*GIVEN TASK*. Wherever the word "this" appears in a line, copy that line.

*EXCERPTED DATA*.
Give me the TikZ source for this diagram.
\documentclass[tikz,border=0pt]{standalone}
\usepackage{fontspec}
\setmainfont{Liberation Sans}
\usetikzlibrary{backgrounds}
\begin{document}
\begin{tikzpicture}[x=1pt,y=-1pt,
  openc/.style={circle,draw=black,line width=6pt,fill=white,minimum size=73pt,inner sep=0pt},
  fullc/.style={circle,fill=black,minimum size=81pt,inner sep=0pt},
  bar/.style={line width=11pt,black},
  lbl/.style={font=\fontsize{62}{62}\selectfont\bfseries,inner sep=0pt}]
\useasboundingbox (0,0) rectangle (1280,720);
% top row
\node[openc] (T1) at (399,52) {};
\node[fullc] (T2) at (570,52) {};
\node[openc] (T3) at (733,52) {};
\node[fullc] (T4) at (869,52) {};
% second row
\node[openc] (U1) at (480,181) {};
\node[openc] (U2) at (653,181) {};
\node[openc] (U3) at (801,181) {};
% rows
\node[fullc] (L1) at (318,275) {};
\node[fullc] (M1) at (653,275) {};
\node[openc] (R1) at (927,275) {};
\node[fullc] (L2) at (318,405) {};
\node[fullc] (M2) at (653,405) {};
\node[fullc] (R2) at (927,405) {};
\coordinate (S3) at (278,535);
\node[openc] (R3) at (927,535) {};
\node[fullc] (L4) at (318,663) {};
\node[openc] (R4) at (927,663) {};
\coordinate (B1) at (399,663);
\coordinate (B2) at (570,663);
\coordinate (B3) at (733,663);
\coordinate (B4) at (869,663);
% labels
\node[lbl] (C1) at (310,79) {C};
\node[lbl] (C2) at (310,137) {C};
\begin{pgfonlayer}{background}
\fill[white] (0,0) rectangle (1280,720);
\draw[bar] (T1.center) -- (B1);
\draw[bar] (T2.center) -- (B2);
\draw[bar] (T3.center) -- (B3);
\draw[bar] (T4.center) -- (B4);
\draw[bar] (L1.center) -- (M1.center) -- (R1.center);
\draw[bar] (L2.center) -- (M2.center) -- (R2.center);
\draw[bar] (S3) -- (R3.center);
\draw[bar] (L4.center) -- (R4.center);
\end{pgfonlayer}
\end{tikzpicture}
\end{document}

==

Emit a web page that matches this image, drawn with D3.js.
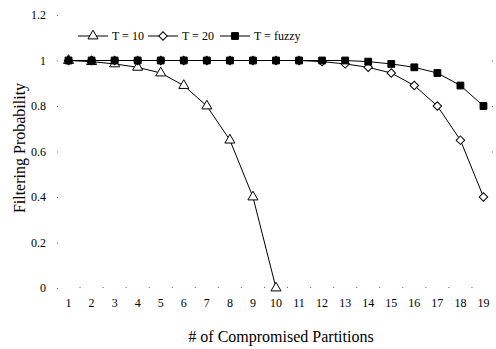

*RESULT*.
Give me the TikZ source for this diagram.
Emit a web page that matches this image, drawn with D3.js.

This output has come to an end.